The O(n) Club: Middle of the Linked List—How to Outsmart a Conga Line (in Java)

The O(n) Club: Middle of the Linked List—How to Outsmart a Conga Line (in Java)

⚡ TL;DR

Need to find the middle of a singly linked list? Don’t bother counting, just use two pointers—the slow one strolls, the fast one sprints. When the fast one faceplants at the end, the slow one’s at the middle. For even-length lists, return the second middle (per LeetCode’s twisted preference).

// Java's two-pointer party
ListNode slow = head, fast = head;
while (fast != null && fast.next != null) {
    slow = slow.next;
    fast = fast.next.next;
}
return slow; // Middle node, no counters, no drama

🧠 How Devs Usually Mess This Up

Old-school panic: “Just count nodes, divide by two, walk again!” Welcome to the world’s slowest race.
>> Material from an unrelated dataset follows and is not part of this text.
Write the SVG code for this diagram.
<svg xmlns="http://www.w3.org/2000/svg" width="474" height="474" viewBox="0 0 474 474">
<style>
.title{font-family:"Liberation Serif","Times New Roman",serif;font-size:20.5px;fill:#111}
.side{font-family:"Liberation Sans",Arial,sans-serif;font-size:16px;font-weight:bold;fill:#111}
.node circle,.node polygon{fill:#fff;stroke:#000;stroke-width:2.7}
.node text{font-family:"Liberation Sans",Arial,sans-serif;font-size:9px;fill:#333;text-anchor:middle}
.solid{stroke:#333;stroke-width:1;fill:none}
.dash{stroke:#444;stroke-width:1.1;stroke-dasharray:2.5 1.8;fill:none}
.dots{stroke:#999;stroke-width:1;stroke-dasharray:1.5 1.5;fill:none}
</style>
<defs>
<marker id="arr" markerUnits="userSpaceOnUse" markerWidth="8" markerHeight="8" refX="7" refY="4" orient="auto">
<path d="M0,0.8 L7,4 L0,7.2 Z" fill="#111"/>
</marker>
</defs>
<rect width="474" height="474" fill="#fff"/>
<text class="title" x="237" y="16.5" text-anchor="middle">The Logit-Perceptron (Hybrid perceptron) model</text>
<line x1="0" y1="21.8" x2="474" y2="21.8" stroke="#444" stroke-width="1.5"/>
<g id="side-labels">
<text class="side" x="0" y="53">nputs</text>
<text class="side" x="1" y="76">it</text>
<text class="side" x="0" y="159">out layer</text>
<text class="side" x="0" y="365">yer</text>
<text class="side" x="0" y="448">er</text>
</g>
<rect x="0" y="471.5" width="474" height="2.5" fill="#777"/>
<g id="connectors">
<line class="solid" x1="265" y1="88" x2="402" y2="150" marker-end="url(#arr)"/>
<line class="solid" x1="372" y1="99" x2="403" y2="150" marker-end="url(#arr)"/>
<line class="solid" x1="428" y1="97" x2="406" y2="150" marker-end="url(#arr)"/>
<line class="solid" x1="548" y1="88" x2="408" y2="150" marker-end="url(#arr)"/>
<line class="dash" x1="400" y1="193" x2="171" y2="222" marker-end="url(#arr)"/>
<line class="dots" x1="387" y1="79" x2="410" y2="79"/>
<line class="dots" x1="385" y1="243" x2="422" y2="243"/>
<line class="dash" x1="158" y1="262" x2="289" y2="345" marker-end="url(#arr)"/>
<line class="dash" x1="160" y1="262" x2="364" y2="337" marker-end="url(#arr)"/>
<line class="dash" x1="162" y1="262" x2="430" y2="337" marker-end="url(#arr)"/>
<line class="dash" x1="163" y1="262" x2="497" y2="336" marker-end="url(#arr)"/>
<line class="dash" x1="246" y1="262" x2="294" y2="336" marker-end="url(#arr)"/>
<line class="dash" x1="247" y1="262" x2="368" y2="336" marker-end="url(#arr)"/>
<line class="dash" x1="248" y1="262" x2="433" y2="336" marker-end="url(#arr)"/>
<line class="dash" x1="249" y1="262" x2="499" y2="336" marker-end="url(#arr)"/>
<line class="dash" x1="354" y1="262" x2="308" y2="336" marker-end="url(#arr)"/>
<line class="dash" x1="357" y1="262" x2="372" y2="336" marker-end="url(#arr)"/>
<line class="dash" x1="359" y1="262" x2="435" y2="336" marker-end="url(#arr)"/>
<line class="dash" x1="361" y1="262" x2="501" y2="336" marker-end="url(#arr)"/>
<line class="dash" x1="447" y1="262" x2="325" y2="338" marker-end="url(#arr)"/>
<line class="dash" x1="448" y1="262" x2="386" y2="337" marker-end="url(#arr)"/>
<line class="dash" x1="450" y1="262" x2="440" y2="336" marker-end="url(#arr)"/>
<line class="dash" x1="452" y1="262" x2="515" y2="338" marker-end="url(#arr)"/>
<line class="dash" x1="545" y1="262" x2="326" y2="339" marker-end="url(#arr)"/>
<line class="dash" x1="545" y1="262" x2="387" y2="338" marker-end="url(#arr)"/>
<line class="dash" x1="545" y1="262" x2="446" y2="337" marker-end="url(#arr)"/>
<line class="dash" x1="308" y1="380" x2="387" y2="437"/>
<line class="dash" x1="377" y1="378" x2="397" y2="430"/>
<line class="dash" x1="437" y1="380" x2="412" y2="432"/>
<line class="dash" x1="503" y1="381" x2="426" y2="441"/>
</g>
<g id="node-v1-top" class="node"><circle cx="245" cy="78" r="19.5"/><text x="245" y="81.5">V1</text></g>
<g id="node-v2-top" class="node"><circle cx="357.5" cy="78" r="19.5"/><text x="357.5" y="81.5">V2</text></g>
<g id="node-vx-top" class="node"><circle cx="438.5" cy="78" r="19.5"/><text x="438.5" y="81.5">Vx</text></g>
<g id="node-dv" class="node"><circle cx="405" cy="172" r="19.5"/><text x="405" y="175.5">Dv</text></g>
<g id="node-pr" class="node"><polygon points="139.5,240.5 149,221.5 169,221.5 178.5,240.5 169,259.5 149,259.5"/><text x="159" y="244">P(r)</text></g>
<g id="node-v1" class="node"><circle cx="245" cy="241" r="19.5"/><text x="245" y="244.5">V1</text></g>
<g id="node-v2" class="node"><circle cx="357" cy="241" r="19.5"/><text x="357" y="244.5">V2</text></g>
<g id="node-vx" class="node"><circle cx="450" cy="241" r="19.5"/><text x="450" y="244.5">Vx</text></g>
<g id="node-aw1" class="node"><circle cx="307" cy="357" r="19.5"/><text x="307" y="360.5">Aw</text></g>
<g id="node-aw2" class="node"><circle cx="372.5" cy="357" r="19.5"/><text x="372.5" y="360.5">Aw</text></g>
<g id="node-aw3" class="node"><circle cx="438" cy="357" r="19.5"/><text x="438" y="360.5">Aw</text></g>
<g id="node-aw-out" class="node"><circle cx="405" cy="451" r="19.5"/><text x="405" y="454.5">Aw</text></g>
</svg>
Others return the first middle node in even-length lists—nope, specs want the second (because why not). Bonus points if you tried to copy everything into an array or deployed recursive sorcery for zero reason.
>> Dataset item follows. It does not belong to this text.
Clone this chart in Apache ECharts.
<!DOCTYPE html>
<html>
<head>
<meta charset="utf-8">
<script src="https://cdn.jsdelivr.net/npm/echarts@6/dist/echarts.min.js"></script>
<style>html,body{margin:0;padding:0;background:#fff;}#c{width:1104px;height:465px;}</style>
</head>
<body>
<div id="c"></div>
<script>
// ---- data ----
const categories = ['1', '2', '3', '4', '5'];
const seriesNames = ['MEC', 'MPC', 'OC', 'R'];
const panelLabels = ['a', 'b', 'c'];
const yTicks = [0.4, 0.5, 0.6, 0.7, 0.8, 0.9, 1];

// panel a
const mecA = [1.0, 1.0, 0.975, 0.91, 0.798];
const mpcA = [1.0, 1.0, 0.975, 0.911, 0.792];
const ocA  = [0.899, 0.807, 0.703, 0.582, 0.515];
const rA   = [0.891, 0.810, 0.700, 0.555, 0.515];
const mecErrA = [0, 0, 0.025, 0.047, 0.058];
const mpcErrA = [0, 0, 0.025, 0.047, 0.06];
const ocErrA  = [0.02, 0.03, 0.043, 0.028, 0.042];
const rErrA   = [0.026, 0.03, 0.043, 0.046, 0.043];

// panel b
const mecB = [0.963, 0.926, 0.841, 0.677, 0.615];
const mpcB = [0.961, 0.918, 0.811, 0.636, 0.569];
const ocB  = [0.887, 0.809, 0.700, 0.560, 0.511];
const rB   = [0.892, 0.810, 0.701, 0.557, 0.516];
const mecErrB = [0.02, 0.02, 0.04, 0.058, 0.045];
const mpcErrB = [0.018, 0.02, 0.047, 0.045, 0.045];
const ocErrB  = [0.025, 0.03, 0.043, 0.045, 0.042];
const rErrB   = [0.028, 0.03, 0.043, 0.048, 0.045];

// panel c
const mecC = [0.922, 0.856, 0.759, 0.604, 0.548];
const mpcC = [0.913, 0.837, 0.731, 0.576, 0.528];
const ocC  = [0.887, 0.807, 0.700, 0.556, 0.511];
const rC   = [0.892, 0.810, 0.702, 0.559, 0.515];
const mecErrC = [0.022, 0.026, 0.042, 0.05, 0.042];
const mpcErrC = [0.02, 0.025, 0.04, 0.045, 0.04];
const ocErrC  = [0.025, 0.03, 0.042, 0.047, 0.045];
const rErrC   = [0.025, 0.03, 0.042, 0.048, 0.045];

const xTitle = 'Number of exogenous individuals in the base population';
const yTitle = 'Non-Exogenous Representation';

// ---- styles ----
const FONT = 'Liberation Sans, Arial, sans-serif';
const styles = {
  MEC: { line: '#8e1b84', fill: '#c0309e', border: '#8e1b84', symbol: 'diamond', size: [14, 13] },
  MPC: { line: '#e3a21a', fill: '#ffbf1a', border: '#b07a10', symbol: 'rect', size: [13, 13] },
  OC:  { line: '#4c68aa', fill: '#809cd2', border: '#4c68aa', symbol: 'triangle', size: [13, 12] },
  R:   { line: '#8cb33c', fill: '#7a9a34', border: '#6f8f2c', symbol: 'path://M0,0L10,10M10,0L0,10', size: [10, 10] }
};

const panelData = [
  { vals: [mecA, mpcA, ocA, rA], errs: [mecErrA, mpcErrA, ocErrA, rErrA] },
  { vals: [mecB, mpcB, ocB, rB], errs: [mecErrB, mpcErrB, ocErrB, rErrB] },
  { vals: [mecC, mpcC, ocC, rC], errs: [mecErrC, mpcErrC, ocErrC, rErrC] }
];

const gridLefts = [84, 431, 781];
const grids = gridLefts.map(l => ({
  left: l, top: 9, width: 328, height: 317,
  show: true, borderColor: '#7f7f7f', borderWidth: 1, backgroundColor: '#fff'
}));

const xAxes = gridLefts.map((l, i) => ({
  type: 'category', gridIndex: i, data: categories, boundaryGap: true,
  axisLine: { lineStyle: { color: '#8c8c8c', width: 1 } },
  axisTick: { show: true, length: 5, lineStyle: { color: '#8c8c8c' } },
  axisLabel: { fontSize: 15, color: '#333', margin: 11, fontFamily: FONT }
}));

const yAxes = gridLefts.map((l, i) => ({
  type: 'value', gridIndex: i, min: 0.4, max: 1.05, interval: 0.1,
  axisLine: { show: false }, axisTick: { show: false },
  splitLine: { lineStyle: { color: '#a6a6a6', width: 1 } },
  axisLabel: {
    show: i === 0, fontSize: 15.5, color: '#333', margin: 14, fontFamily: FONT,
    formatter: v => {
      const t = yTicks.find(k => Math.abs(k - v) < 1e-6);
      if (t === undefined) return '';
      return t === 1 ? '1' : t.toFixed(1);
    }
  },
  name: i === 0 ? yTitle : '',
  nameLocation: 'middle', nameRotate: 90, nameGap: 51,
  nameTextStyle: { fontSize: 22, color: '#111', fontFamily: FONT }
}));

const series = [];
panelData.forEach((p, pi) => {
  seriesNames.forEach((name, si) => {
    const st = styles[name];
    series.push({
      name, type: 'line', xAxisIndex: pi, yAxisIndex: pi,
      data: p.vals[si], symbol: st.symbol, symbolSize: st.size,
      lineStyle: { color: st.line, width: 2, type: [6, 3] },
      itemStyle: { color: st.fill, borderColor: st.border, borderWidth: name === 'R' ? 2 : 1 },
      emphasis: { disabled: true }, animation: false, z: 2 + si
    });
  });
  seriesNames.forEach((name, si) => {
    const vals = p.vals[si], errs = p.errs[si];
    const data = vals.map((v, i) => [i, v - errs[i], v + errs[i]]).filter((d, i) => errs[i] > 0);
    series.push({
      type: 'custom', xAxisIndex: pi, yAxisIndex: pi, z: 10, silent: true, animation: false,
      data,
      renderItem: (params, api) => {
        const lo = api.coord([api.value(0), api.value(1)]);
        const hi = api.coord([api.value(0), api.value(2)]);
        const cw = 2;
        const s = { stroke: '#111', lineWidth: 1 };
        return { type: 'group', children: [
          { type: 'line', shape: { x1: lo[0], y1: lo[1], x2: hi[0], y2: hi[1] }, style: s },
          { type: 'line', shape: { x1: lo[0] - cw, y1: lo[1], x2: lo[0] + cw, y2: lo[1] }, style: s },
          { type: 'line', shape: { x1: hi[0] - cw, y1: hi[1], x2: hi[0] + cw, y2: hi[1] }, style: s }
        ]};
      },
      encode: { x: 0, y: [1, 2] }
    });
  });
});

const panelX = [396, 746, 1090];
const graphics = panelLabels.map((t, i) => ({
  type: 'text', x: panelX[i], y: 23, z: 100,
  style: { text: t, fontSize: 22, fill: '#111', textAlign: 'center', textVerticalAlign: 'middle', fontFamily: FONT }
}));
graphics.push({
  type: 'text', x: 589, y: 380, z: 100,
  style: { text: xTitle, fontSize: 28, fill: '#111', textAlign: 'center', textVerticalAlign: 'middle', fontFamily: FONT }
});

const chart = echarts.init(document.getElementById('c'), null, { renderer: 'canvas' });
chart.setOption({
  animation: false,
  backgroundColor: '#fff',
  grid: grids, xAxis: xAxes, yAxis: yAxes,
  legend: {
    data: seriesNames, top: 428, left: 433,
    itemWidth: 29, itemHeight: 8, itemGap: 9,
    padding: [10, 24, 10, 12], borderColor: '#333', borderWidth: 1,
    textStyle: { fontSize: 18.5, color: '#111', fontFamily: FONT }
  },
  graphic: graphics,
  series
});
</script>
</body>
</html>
🔍 What’s Actually Going On

Picture a conga line at a coder party. Slow Sam hops one person at a time; Fast Fiona leapfrogs two. The moment Fast Fiona tumbles off the dancefloor (list end), Slow Sam’s left right in the middle. For even numbers, Sam is polite and steps into the second of the central pair. All done with a single pass—unlike your last team’s deployments.

🛠️ PseudoCode

• Set slow and fast pointers to head.
  

  ListNode slow = head;
  ListNode fast = head;

• Move through the list:
  While fast and fast.next aren’t null:
  

  while (fast != null && fast.next != null) {
      slow = slow.next;
      fast = fast.next.next;
  }

• When loop exits, slow points at the middle (second middle for even lists).
• Return slow. That’s your champagne toast.

💻 The Code

// ListNode class for Java fans
class ListNode {
    int val;
    ListNode next;
    ListNode(int val) { this.val = val; }
}
 public ListNode middleNode(ListNode head) {
    ListNode slow = head;
    ListNode fast = head;
    while (fast != null && fast.next != null) {
        slow = slow.next;
        fast = fast.next.next;
    }
    return slow;
}

⚠️ Pitfalls, Traps & Runtime Smacks

• Returning the wrong node: For even lists, must return the second middle. Specs don’t lie.
• Counting before running: Double passes = CPU sadness. This is a one-loop dance.
• Null-pointer clown show: If head is null, please just return null. Avoid drama.
• Wasting space: Don’t use arrays, lists, or a diary to track nodes. This pattern is O(1) space.
• Performance debrief: Single pass = O(n) time. O(1) space. Clean as a whistle.

🧠 Interviewer Brain-Tattoo

“A slow pointer and a fast pointer walk into a list. Only one gets the job.”